Millennials were most likely to have some regrets about their sale, with 86 percent saying they would have done something differently – 19 percentage points higher than the overall share. Twenty-nine percent said they would have listed their home at a different price.

"These seller challenges don't indicate that we're suddenly in a buyers' market – we don't expect market conditions to shift decidedly in favor of buyers until 2020 or later," said Svenja Gudell, chief economist at Zillow. "But buyers are certainly starting to balk at the rapid rise in prices and home values are starting to grow at a less frenetic pace. Whether this tilt in the balance is just a pause or the earliest signal of an emerging buyers' market will determine the extent to which buyers and sellers and their agent-partners recalibrate their strategies to adapt. The Zillow Group Report reveals that as hectic and stressful as the process can be, most sellers still go on to buy another house, and, if past is prelude, they'll find themselves back in the market as sellers in another decade."

Half of all sellers said maximizing profit was their most important goal. Thirty-eight percent wanted to be able to sell their home by a certain date.

Younger respondents were more likely to try selling their home without a real estate agent. Thirty-six percent of millennials went the "for sale by owner" route, compared to 26 percent of Gen Xers, 22 percent of baby boomers, and 19 percent of the Silent Generation (ages 74 and up).


Millennials accounted for 42 percent of homebuyers in the report. Generation Z (ages 18 to 23) was also starting to enter the market, although they made up just 3 percent of buyers. Forty-six percent of all buyers were purchasing their first home.

Neighborhood safety was the top concern among buyers, with 82 percent considering it to be important. Fifty-eight percent said they were looking for a home with a walkable neighborhood.

Fifty-eight percent of buyers said they compromised on their home choice to stay within their budget. Thirty-one percent gave up on some of their preferred home finishes, while 30 percent bought a smaller home and 29 percent bought a home that required a longer commute.

Younger buyers were more interested in being able to collect income from their home, with 36 percent of millennials and 35 percent of Generation Z saying it was important that they be able to rent out a portion of their home. Just 3 percent of the Silent Generation felt the same, along with 9 percent of baby boomers and 21 percent of Gen Xers.

Curiously, younger buyers were both more likely and less likely to exceed their budget. Twenty-seven percent of both millennials and Generation Z said they spent more than they expected on their home. However, the greater willingness to compromise on home features also made these buyers more likely to come in under budget. Twenty-six percent of Generation Z and 21 percent of millennials did so, compared to 20 percent of Gen Xers, 19 percent of the Silent Generation, and 16 percent of baby boomers.

Just over half of all buyers—52 percent—put down less than 20 percent of the purchase price. Older buyers were more likely to do so, with 62 percent of the Silent Generation and just 35 percent of millennials paying at least one-fifth of the purchase price.


The typical homeowner in the survey was 55 years old, and most were content where they were.
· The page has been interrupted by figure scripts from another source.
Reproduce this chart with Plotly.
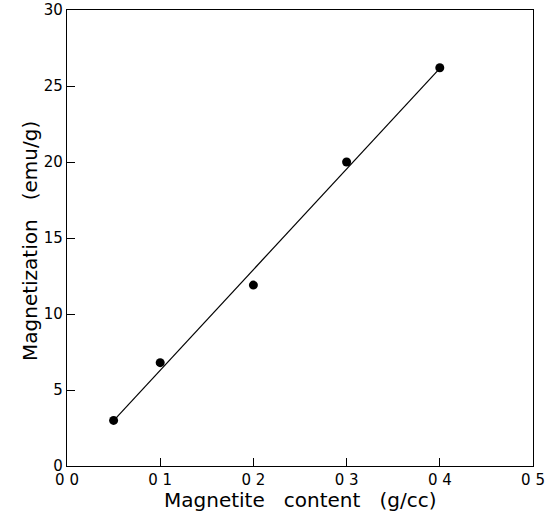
import numpy as np
import plotly.graph_objects as go

content = [0.05, 0.1, 0.2, 0.3, 0.4]
magnetization = [3.0, 6.8, 11.9, 20.0, 26.2]
x_tick_vals = [0, 0.1, 0.2, 0.3, 0.4, 0.5]
x_tick_text = ["0 0", "0 1", "0 2", "0 3", "0 4", "0 5"]
y_tick_vals = [0, 5, 10, 15, 20, 25, 30]
y_tick_text = ["0", "5", "10", "15", "20", "25", "30"]
x_title = "Magnetite   content   (g/cc)"
y_title = "Magnetization   (emu/g)"

slope, intercept = np.polyfit(content, magnetization, 1)
fit_x = [min(content), max(content)]
fit_y = [slope * v + intercept for v in fit_x]

fig = go.Figure()
fig.add_trace(go.Scatter(x=fit_x, y=fit_y, mode="lines",
                         line=dict(color="black", width=1.2), showlegend=False))
fig.add_trace(go.Scatter(x=content, y=magnetization, mode="markers",
                         marker=dict(color="black", size=9), showlegend=False))

font = "DejaVu Sans"
axis_common = dict(ticks="inside", ticklen=8, tickcolor="black", tickwidth=1.2,
                   showline=True, linecolor="black", linewidth=1.3, mirror=True,
                   showgrid=False, zeroline=False, tickfont=dict(size=15),
                   automargin=False)
fig.update_layout(
    width=557, height=514,
    margin=dict(l=67, r=24, t=10, b=48),
    paper_bgcolor="white", plot_bgcolor="white",
    font=dict(family=font, color="black", size=15),
    xaxis=dict(range=[0, 0.5], tickvals=x_tick_vals, ticktext=x_tick_text, **axis_common),
    yaxis=dict(range=[0, 30], tickvals=y_tick_vals, ticktext=y_tick_text, **axis_common),
    annotations=[
        dict(text=x_title, xref="paper", yref="paper", x=0.5, y=0, yshift=-34,
             yanchor="middle", showarrow=False, font=dict(size=20)),
        dict(text=y_title, xref="paper", yref="paper", x=0, y=0.5, xshift=-37,
             yshift=-3, xanchor="center", yanchor="middle", textangle=-90,
             showarrow=False, font=dict(size=20)),
    ],
)
fig.write_html("out.html", config={"displayModeBar": False},
               post_script="document.body.style.margin='0';")
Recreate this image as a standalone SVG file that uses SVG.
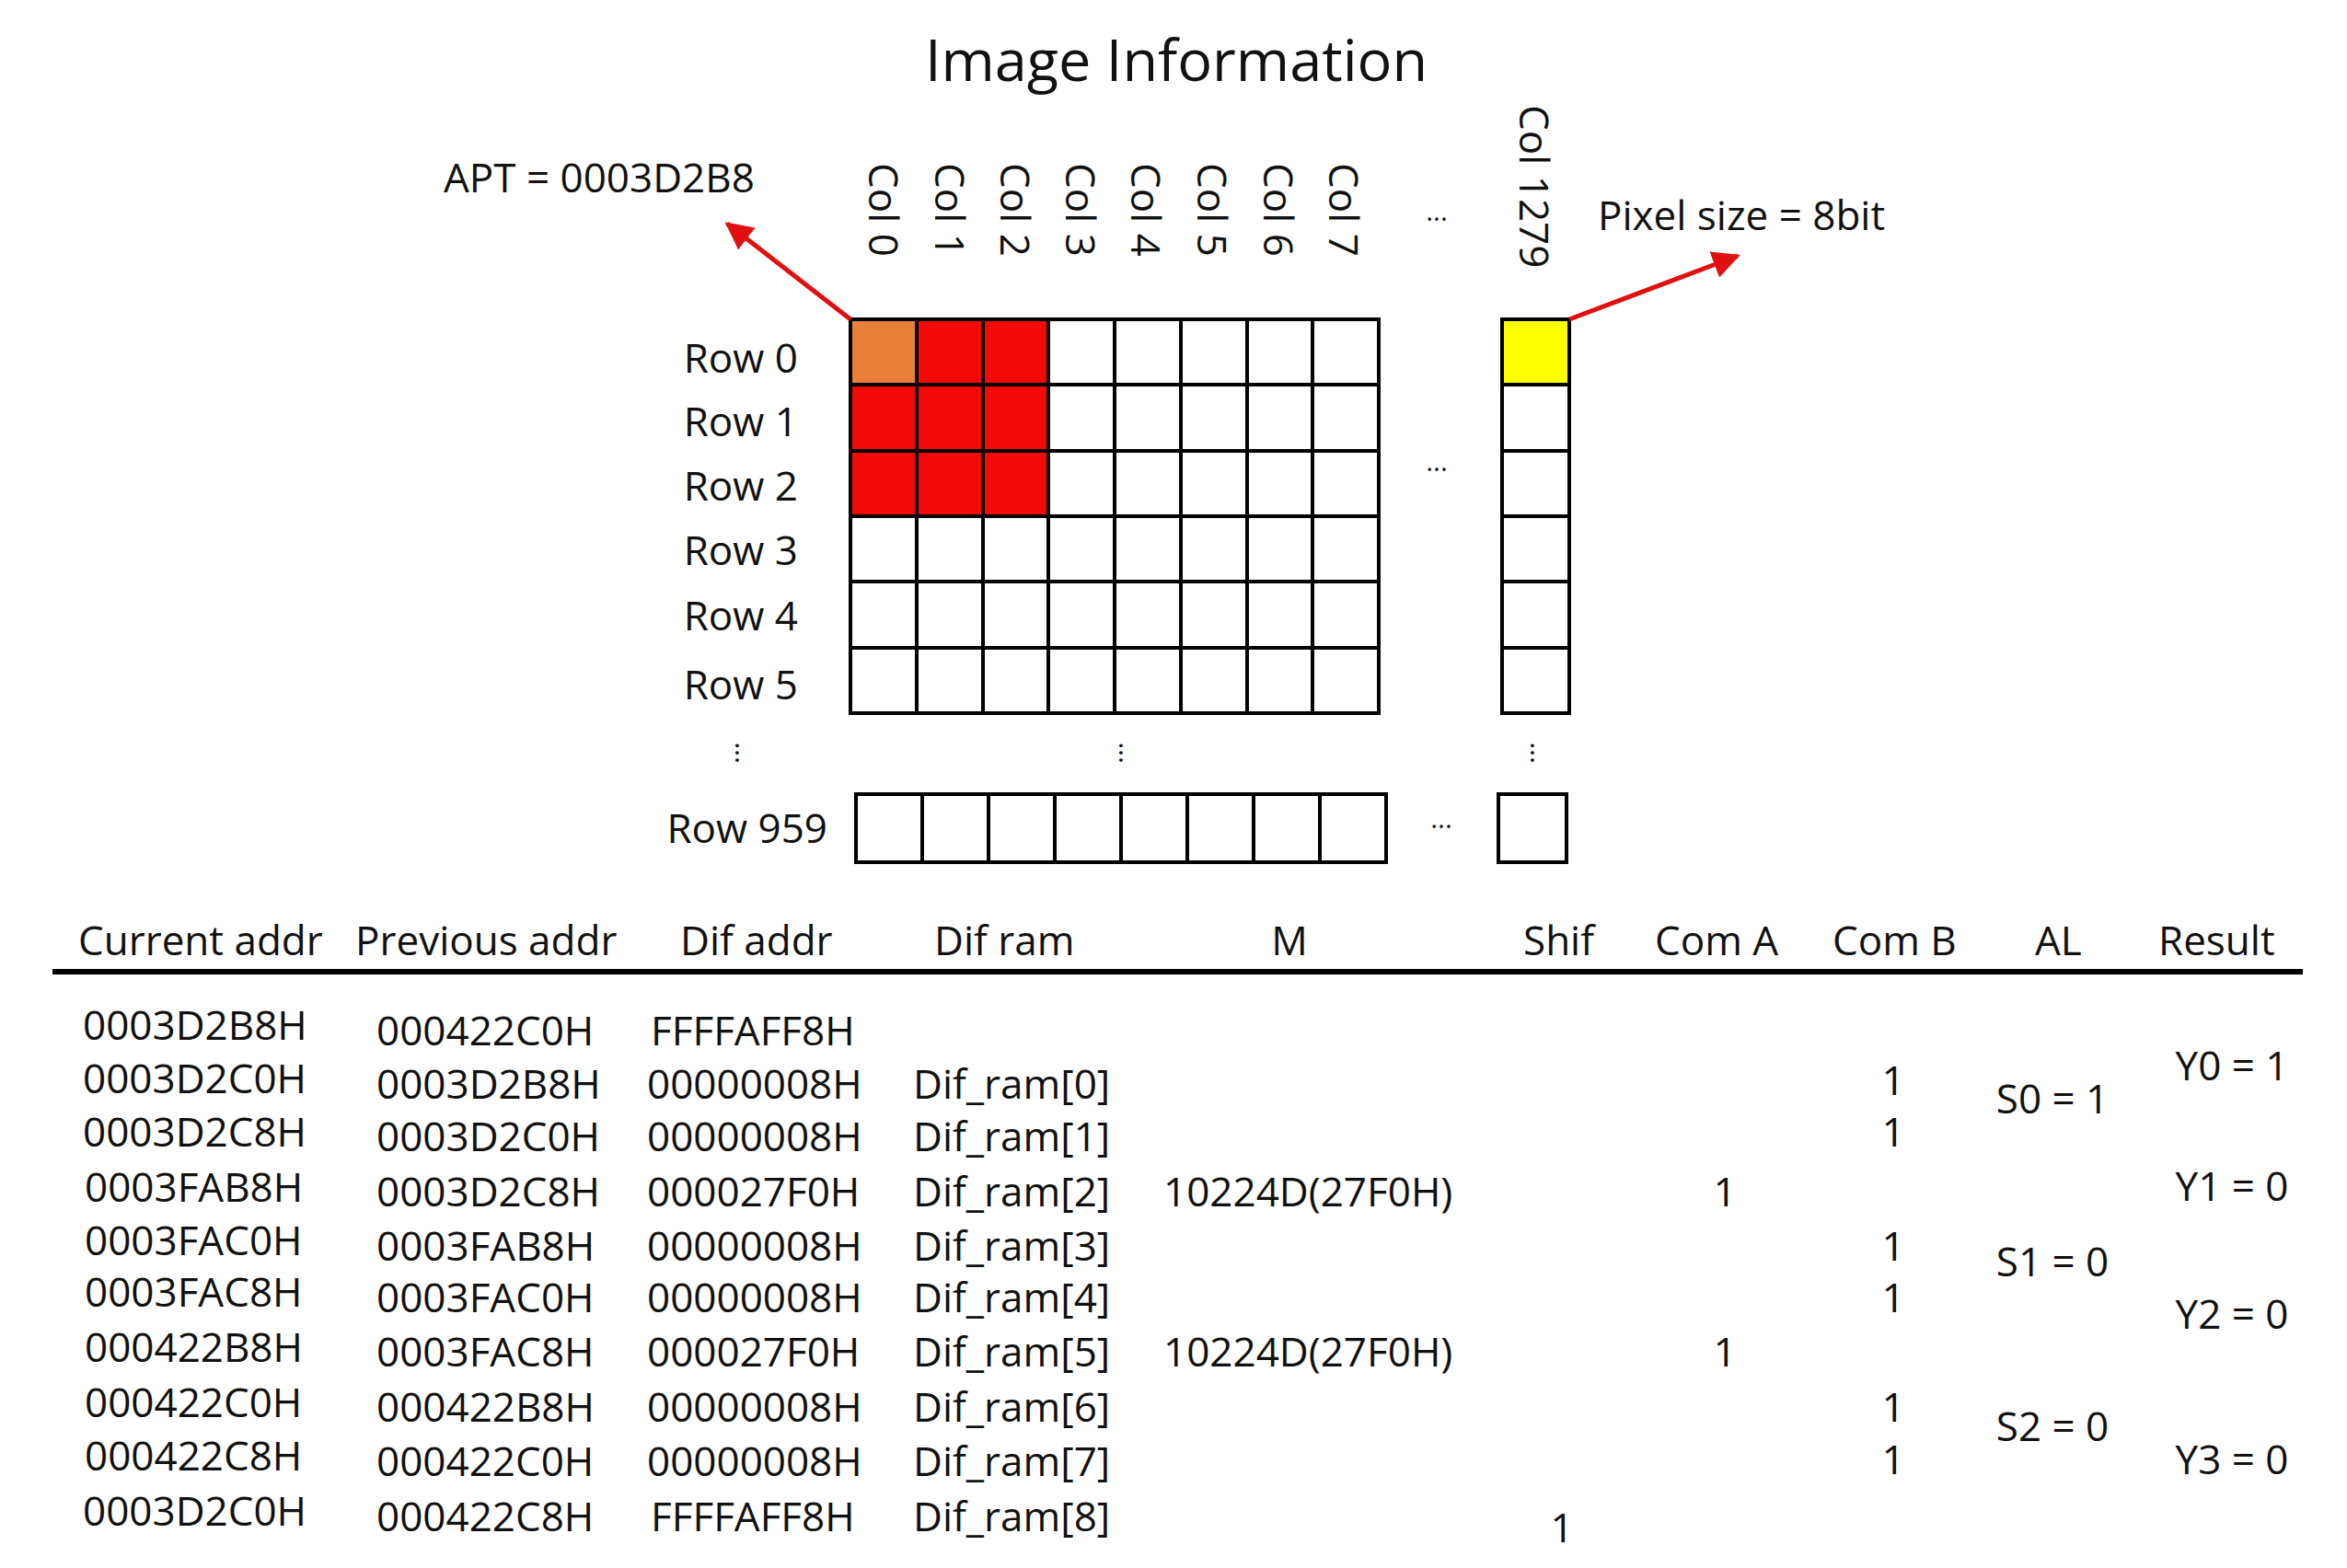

Sixty-three percent of these respondents said they currently have no plans to sell their home.

Home equity was the largest financial asset among this group, with 52 percent of their personal wealth tied up in the home. Sixty-four percent said they see their property as a financial investment. Fifty-nine percent of homeowners were still paying off their mortgage, owing an average of 62 percent of the home's value.

Homeowners were making gradual improvements to their property, with the average respondent completing 1.7 projects in the past year. Nearly two-thirds—65 percent—said they planned to do at least one improvement in the next year.

Twenty-eight percent said they plan to improve the landscaping at their home, while 22 percent said they want to replace appliances. Twenty-one percent planned to do interior painting, while 17 percent said they will improve the bathroom.

The largest share of homeowners—34 percent—said the improvements they have completed cost between $1,000 and $5,000. Forty-five percent said they used cash to finance these projects, while 22 percent used savings and the same share used a credit card which they paid off right away.


The renters in the survey were more financially stressed, with a median income of $32,500 among tenured renters and $37,500 among other renters. This fell well below the median household income of $72,500 among homeowners, home buyers, and home sellers.

The typical renter spent 29 percent of their household income on their rent. Increases to the monthly rent helped drive mobility among renters, with 78 percent saying they had experienced a rent increase before their relocation. Sixty-seven percent said such an increase, typically amounting to $125 more per month, directly influenced their decision to move.

Nearly half of all renters—46 percent—said they considered buying a home instead of moving to another rental property. However, 37 percent said they liked the flexibility offered by renting while 31 percent said they didn't want to be tied to a mortgage.

Fifty-two percent of renters said they wouldn't be able to afford an unexpected expense of $1,000. By contrast, just 20 percent of homeowners said the same.

Thirty percent of renters said they ended up paying more for rent that they anticipated. Forty-six percent said the home they rented was outside the area they had originally considered.

Younger respondents were more likely to consider moving, and also more likely to keep renting. Thirty-two percent of Generation Z respondents said they were planning to relocate within a year, and 73 percent said they would move to another rental.